We all have our flaws and memories worth forgetting. But we also know that we are here for a reason, which is to provide others with our own natural talents and make them happy. There are some experiments we try and fail and let go. It is all part of life. But the most important is to try and determine which aspects of life really belong to us and that we should develop, and which ones are worth leaving behind. It is very difficult to achieve this but when it is done, we will not be considered by others as “dead to society-“ a pile of scrap heap that can be disposed of and incinerated. Instead we will be considered by others as useful because we know who we are, where we belong to, and who we should spend our lives with.
And even if things are very bleak and that our lives are considered nothing- we have been through all that at least a couple times in our lives- if we learn about ourselves and love ourselves for who we are, we too can come back to life to make a difference. It is never too late to change but only based on our natural instincts and not that of others. Our bee, whom I named Lazarus, reminded me of this as he “came to the living” after a long rest on a sunny day in the fields, making our Pentecost one to remember. I hope that others can learn from this experience too and find out more about themselves.

Black Friday: A Sign of Tradition, A Sign of the Times, or A Sign of Tyranny?

Photo taken in December 2010

As I write this column entry, people in the USA as well as American expatriates residing in Europe, Australia, Asia and elsewhere are celebrating Thanksgiving. The holiday, which occurs every fourth Thursday in November, is a special time for everyone, as it is a day for giving thanks to who we have and what we have got in our lives- family, a nice home, a decent job, and friends who keep in touch with us and are there when we need them; even in times when we lose a close family member. It is the time when we feast on a stuffed turkey, sweet potatoes, pies, rolls, and everything in between. It is a time to watch the Thanksgiving parade in many US cities as well as football games, play cards, talk about events of the past, and plan for the future…..

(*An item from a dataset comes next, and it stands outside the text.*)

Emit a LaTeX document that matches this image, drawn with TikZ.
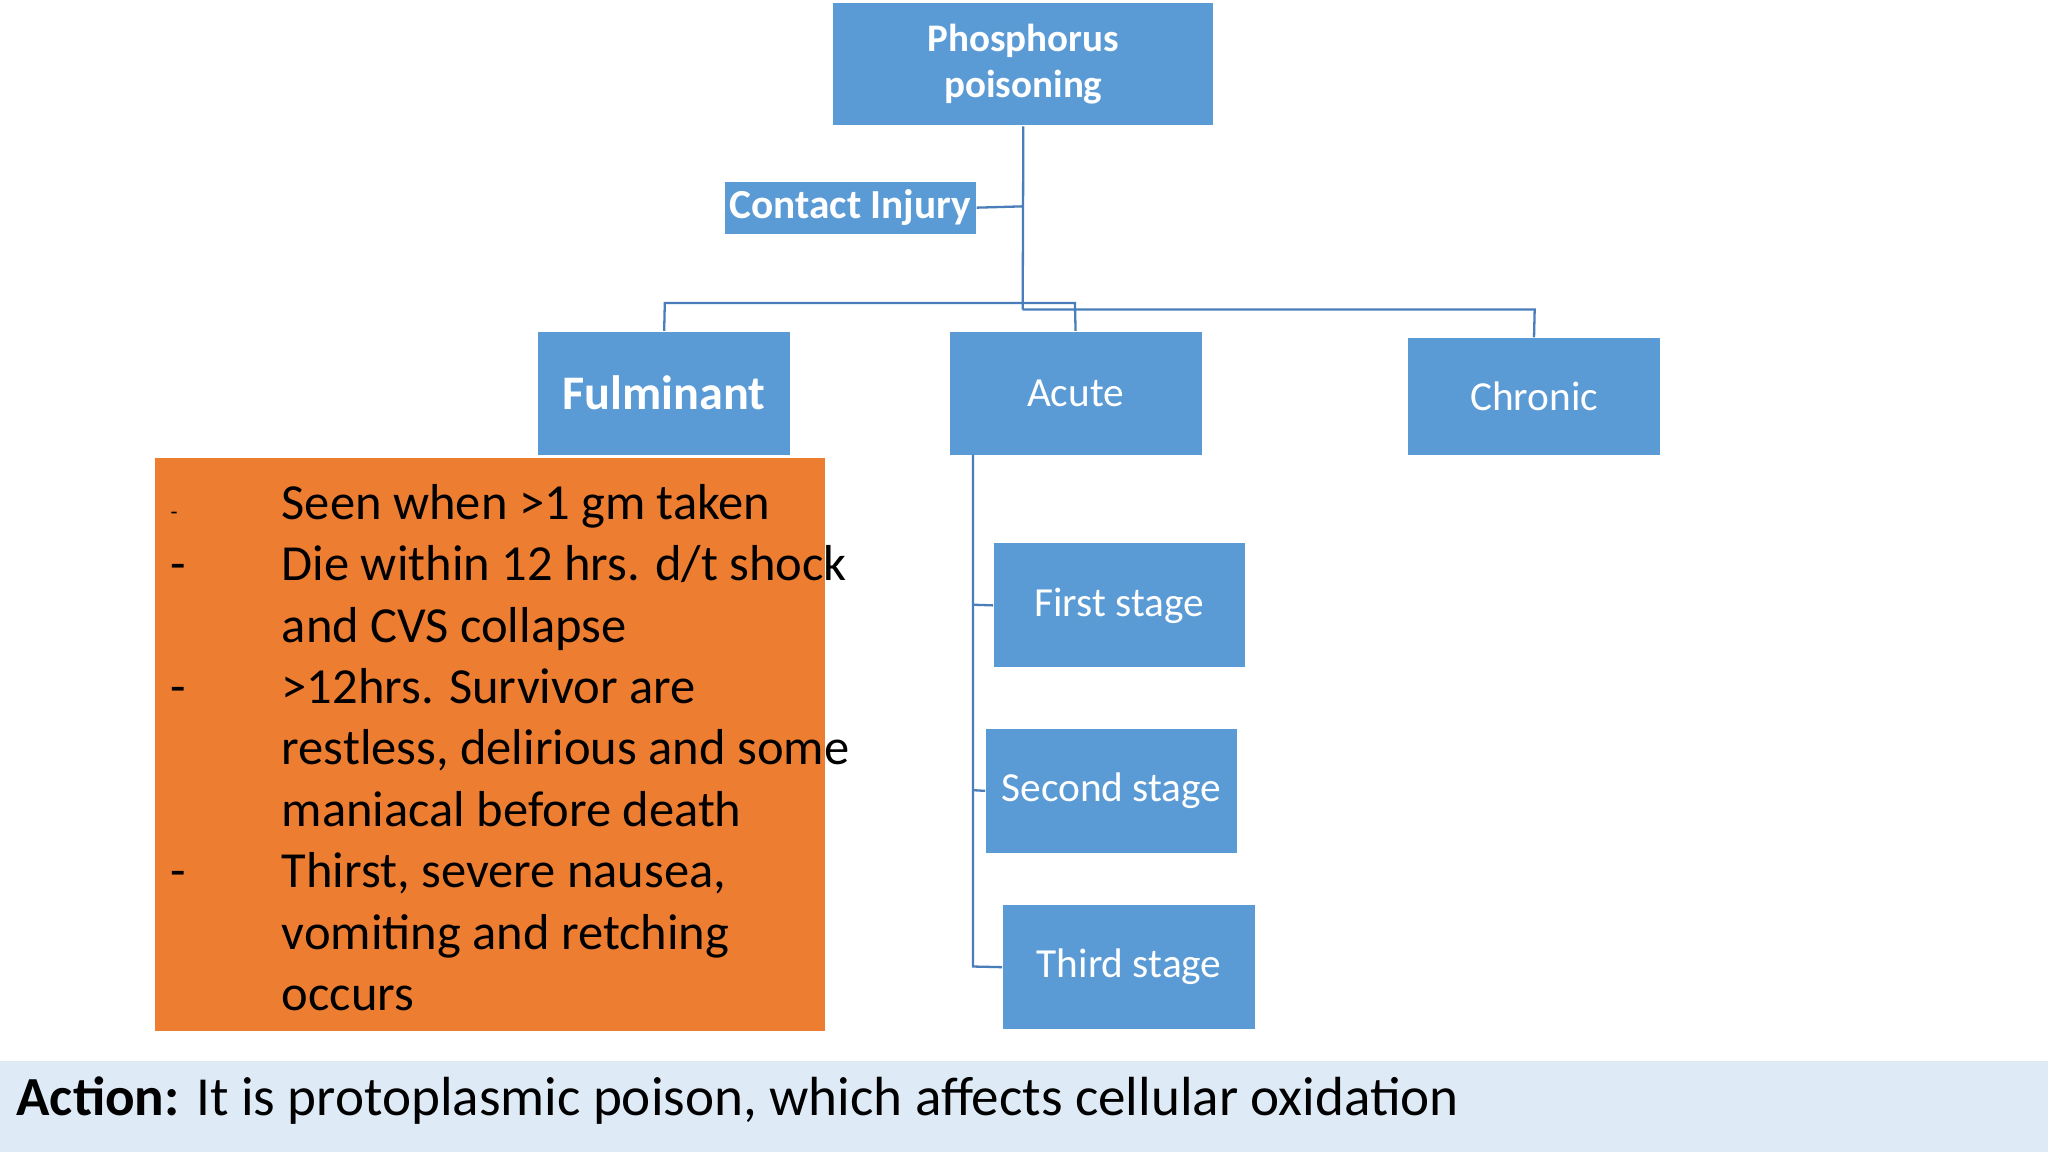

……especially as far as the holiday shopping season is concerned.
Thanksgiving also marks the start of the Christmas shopping season, which starts at 12:00am on this particular evening, or the morning known as Black Friday. Now who would be silly enough to do that, when in all reality people just want sit and relax and visit family and friends? Many retailers are doing just that, and many people are very angry at that notion, for that is more stress than everything. Kohls, Target, Macy’s, Wal-mart, you name it, they are doing it. But contrary to the belief that it would make the customers happy so that they can start early on the shopping- the old rule that the customer is king and should be accommodated to their needs- the underlying reason for this tactic is solely for profit.

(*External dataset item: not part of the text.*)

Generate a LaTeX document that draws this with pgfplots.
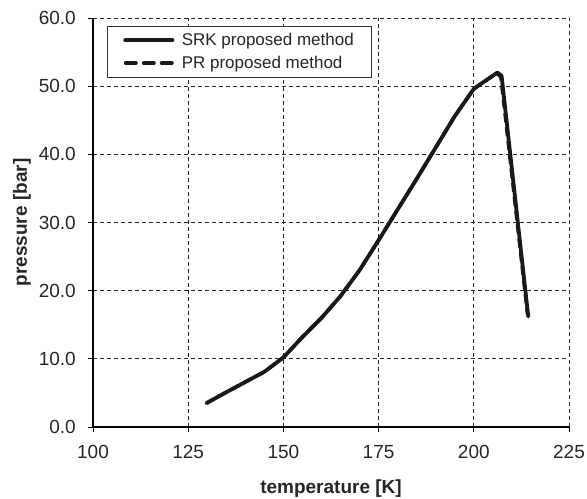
\documentclass[border=0pt]{standalone}
\usepackage{fontspec}
\setmainfont{Liberation Sans}
\usepackage{pgfplots}
\pgfplotsset{compat=1.18}
\usetikzlibrary{calc}
\begin{document}
\begin{tikzpicture}
\begin{axis}[
  name=ax,
  scale only axis,
  width=476pt, height=409pt,
  xmin=100, xmax=225, ymin=0, ymax=60,
  xtick={100,125,...,225}, ytick={0,10,...,60},
  axis x line=bottom, axis y line=left,
  axis line style={-, line width=1.3pt, black},
  tick align=outside, major tick length=5pt,
  tick style={black, line width=0.8pt},
  grid=major,
  major grid style={dashed, dash pattern=on 4pt off 3pt, black!85, line width=0.8pt},
  /pgf/number format/assume math mode=true,
  yticklabel style={/pgf/number format/fixed, /pgf/number format/fixed zerofill, /pgf/number format/precision=1,
    font=\fontsize{19}{21}\selectfont, text=black!85, anchor=east, inner sep=0pt, xshift=-12pt},
  xticklabel style={font=\fontsize{19}{21}\selectfont, text=black!85, anchor=north, inner sep=0pt, yshift=-13pt},
  xlabel={\textbf{temperature [K]}},
  ylabel={\textbf{pressure [bar]}},
  xlabel style={font=\fontsize{19}{21}\selectfont, text=black!85, at={(rel axis cs:0.5,0)}, anchor=base, inner sep=0pt, yshift=-67pt},
  ylabel style={font=\fontsize{19}{21}\selectfont, text=black!85, at={(rel axis cs:0,0.5)}, anchor=south, inner sep=0pt, yshift=62pt},
  legend style={draw=black!80, line width=0.6pt, fill=white, at={(0.0294,0.98)}, anchor=north west,
    font=\fontsize{17}{19}\selectfont, row sep=5pt, column sep=4pt, inner xsep=16pt, inner ysep=5pt, text=black!85,
    nodes={inner sep=2pt}},
  legend cell align=left,
  clip=false,
]
\addplot[black!90, line width=3.8pt, line join=round, line cap=round,
  legend image code/.code={\draw[black!90, line width=4pt, line cap=round] (1.5pt,0pt) -- (48.5pt,0pt);}] coordinates {
(129.8,3.5) (135,5.1) (140,6.6) (145,8.1) (150,10.2) (155,13.2) (160,16.0) (165,19.2)
(170,23.0) (175,27.4) (180,31.9) (185,36.4) (190,41.0) (195,45.6) (200,49.6) (201.5,50.2)
(206.2,52.0) (207.3,51.5) (214.3,16.2)
};
\addlegendentry{SRK proposed method}
\addplot[black!90, line width=3.5pt, dashed, dash pattern=on 9pt off 5pt, line join=round,
  legend image code/.code={\draw[black!90, line width=4pt, line cap=round, dash pattern=on 10pt off 8pt] (2pt,0pt) -- (50pt,0pt);}] coordinates {
(129.8,3.5) (135,5.1) (140,6.6) (145,8.1) (150,10.2) (155,13.2) (160,16.0) (165,19.2)
(170,23.0) (175,27.4) (180,31.9) (185,36.4) (190,41.0) (195,45.6) (200,49.6) (201.5,50.2)
(206.0,51.9) (207.1,51.4) (214.1,16.6)
};
\addlegendentry{PR proposed method}
\end{axis}
\pgfresetboundingbox
\path ($(ax.south west)+(-93pt,-72pt)$) rectangle ($(ax.north east)+(18pt,18pt)$);
\end{tikzpicture}
\end{document}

2011 has been a very rough year for the retail industry as customers are tightening their belts and retailers are struggling to stay in the black. And this is only part of the problem that the US (and Europe) have been facing, as the economies are teetering on the edge of another recession due to high unemployment, exorbitant deficits that not even the toughest austerity measures to the government programs can cut it down to edible bites, and there is no real leadership to tackle this problem. The saddest part will be that 2012 will be the breaking point for all those affected by this problem. That means less economic growth resulting in our eventual dive into another recession and less consumption. Instead, we could see something resembling 1968 and 1848 when the public tones out the pleas to consume and holds the same governments and businesses hostage demanding a top-down reform of a system that has lost its breaks and going down a steep hill out of control and determined to slam into (…..).
The retailers are only a fraction of the problem society is facing but are still the ones that should look at the real picture regarding what the customers really want. It is not effective to have stores open 24 hours a day and 7 days a week so that the customers can go there at their own convenience. It produces meager profits and if one counts the employees’ salaries that are taken out of the profits, the end result is breaking even combined with disgruntled employees, who have to sacrifice their holidays just to earn minimum salary.

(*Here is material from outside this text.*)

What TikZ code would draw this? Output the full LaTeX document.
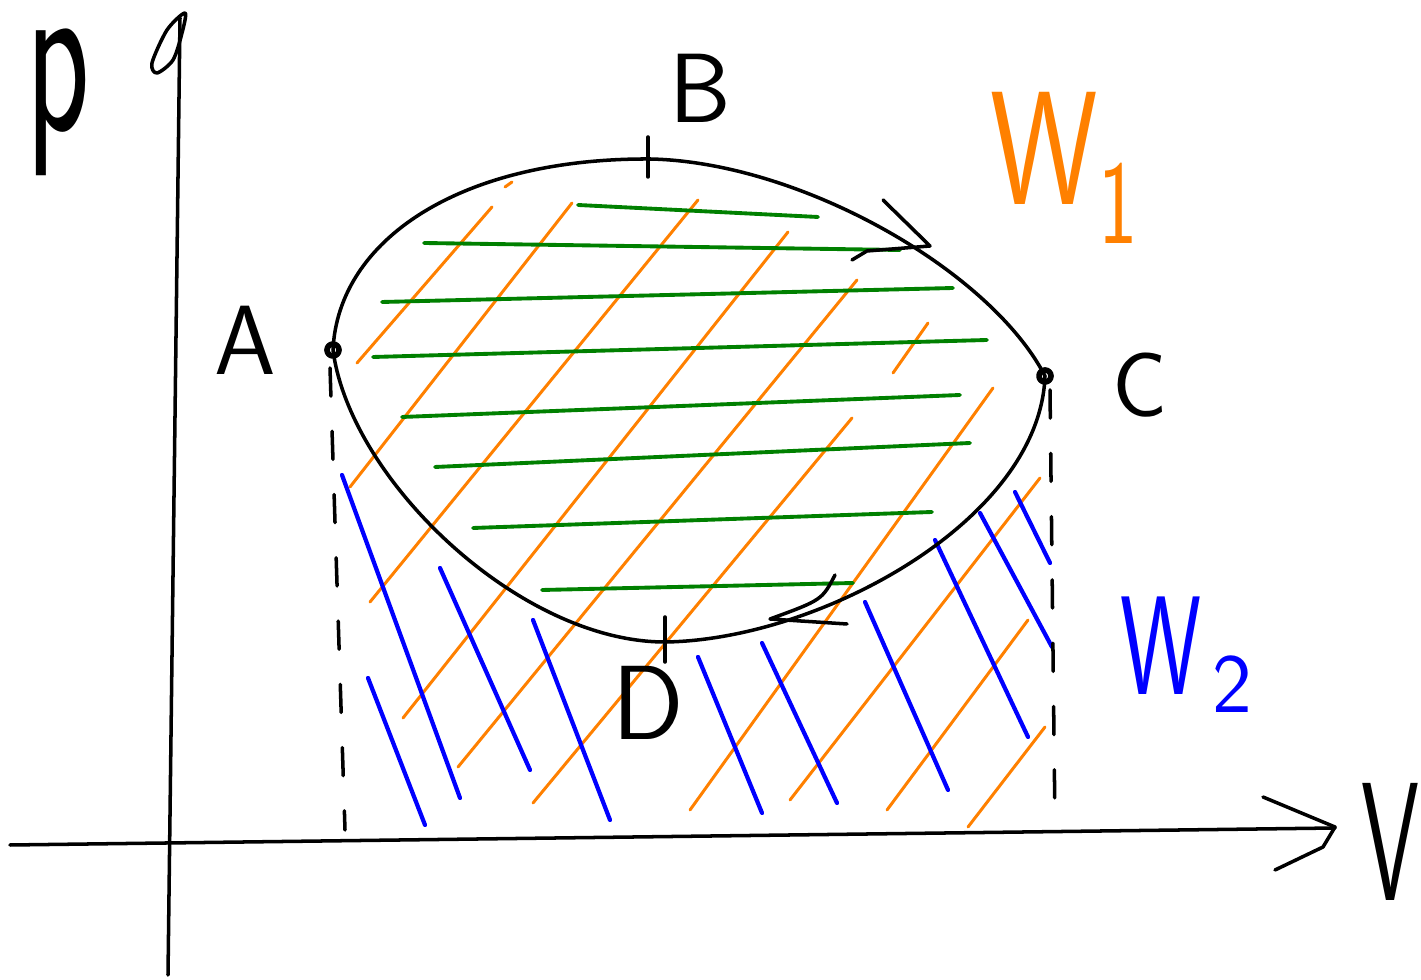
\documentclass[tikz,border=0pt]{standalone}
\usepackage{graphicx}
\usepackage{tikz}
\usetikzlibrary{arrows.meta,positioning,calc}
\definecolor{workorange}{HTML}{FF8000}
\definecolor{workgreen}{HTML}{008000}
\definecolor{workblue}{HTML}{0000FF}

\begin{document}
\begin{tikzpicture}[x=0.01cm,y=-0.01cm,
  pen/.style={black,line width=1pt,line cap=round,line join=round},
  guide/.style={pen,dash pattern=on 8pt off 10pt},
  hatchone/.style={workorange,line width=0.85pt,line cap=round},
  hatchnet/.style={workgreen,line width=1.1pt,line cap=round},
  hatchtwo/.style={workblue,line width=1.2pt,line cap=round},
  lab/.style={inner sep=0pt,font=\sffamily\fontsize{28}{28}\selectfont}]
  \useasboundingbox (0,0) rectangle (1421,980);
  % state points of the cycle
  \coordinate (A) at (333,350);
  \coordinate (B) at (650,159);
  \coordinate (C) at (1045,376);
  \coordinate (D) at (665,642);
  % hatching: work W1 under the upper path
  \draw[hatchone] (357,363)--(492,207) (350,487)--(572,203) (370,602)--(698,200)
    (403,718)--(788,232) (458,767)--(857,280) (533,803)--(852,418) (893,373)--(928,323)
    (690,810)--(993,388) (790,800)--(1040,478) (887,810)--(1028,620) (968,827)--(1045,727)
    (505,187)--(512,182);
  % hatching: net work inside the cycle
  \draw[hatchnet] (578,205)--(818,217) (424,243)--(900,250) (382,302)--(953,288)
    (373,357)--(987,340) (402,417)--(960,395) (435,467)--(970,443)
    (473,528)--(932,512) (542,590)--(853,583);
  % hatching: work W2 under the lower path
  \draw[hatchtwo] (342,475)--(460,798) (368,678)--(425,825) (440,568)--(530,770)
    (533,620)--(610,820) (698,657)--(762,813) (762,643)--(837,803) (865,602)--(948,790)
    (935,540)--(1028,737) (980,513)--(1052,647) (1015,492)--(1050,563);
  % axes
  \draw[pen] (180,18) -- (168,975);
  \draw[pen] plot[smooth cycle] coordinates {(185,13) (167,30) (152,63) (157,73) (173,60) (182,33)};
  \draw[pen] (10,845) -- (1335,828);
  \draw[pen] (1263,797) -- (1335,827) -- (1323,847) -- (1275,870);
  % cycle A-B-C-D
  \draw[pen] (A) .. controls (338,240) and (460,158) .. (B)
    .. controls (800,162) and (990,270) .. (C)
    .. controls (1040,520) and (820,640) .. (D)
    .. controls (520,642) and (350,480) .. (A);
  \draw[pen,line width=1.6pt] (A) circle[radius=6] (C) circle[radius=6];
  \draw[pen] ($(B)+(-2,-22)$) -- ($(B)+(-2,18)$);
  \draw[pen] ($(D)+(0,-25)$) -- ($(D)+(0,20)$);
  \draw[pen] (883,200) -- (930,246) -- (867,251) -- (852,260);
  \draw[pen] (835,575) .. controls (822,600) .. (770,619) -- (847,624);
  % volume guides
  \draw[guide] ($(A)+(-3,18)$) -- (345,830);
  \draw[guide] ($(C)+(5,14)$) -- (1055,826);
  % labels
  \node[lab,font=\sffamily\fontsize{44}{44}\selectfont] (plab) at (58,102) {\scalebox{0.85}[1.5]{p}};
  \node[lab,font=\sffamily\fontsize{48}{48}\selectfont] (vlab) at (1390,842) {\scalebox{0.55}[1]{V}};
  \node[lab] (alab) at (245,340) {A};
  \node[lab] (blab) at (700,88) {B};
  \node[lab,font=\sffamily\fontsize{26}{26}\selectfont] (clab) at (1140,385) {C};
  \node[lab,font=\sffamily\fontsize{30}{30}\selectfont] (dlab) at (648,703) {D};
  \node[lab,anchor=base west,text=workorange,font=\sffamily\fontsize{46}{46}\selectfont] (wone) at (990,205)
    {\scalebox{0.75}[1]{W}\raisebox{-11pt}{\fontsize{34}{34}\selectfont\scalebox{0.7}[1]{1}}};
  \node[lab,anchor=base west,text=workblue,font=\sffamily\fontsize{40}{40}\selectfont] (wtwo) at (1120,695)
    {\scalebox{0.65}[1]{W}\hspace{3pt}\raisebox{-5pt}{\fontsize{24}{24}\selectfont 2}};
\end{tikzpicture}
\end{document}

Black Friday is one of those fine examples where it was really not necessary to have stores open right at midnight, or even the evening of Thanksgiving. 25 years ago most stores opened their holiday shopping season at the absolute earliest, 7:00am; most of them at 9:00am. Sure there were huge lines, and many people did camp out on the parking lots as early as 5:00am just to be the first ones in the store. Now, people are either sacrificing their Thanksgiving or even pushing it back to Wednesdays, just so they can keep the tradition alive and satisfy the retailers’ needs, whose employees are more than furious at the notion of working on a holiday, where they want to spend time with family and the turkey. From an outsiders’ point of view, this is packing on more stress on the person than necessary, and after this season, retailers should reconsider their policies towards the holiday shopping season, so that the customers can have a healthy balance between work and life as well as food and gifts. Sometimes reverting to the good-old days where Thanksgiving is considered a national holiday where all stores are to be closed until 8:00am Friday morning and strict policies prohibiting squatting on the parking lots in front of retailers before 7:00am is the best remedy to reduce the stress on the employees and make the customers consider the true meaning of Thanksgiving, let alone Christmas.
If both holidays mean just consumption, gifts, and Santa Claus, then they are not considered holidays. We should look at the two holidays with different perspectives, and see what they really mean. The Pilgrims gave thanks for all the help they received by the Native Americans after enduring their first winter in Plymouth, Massachusetts in 1620. They never had to worry about jewelry and fashion-named clothing, for they worried about how to survive on their own and recapturing their own identity, which was lost in the Old World (England). And Jesus Christ never liked being commercialized and glorified by the media- let alone compete with Santa. Christmas is his birthday and one should never forget why He came and how He was and still is influential in our lives. Perhaps one should take a minute to look at the true meaning of the two holidays and then think about when and how to shop for the right gift. Some will still keep to the tradition, but others will look at when it is the best time to do some Christmas shopping, but not at the expense of time for the family; esp. on a day like Thanksgiving.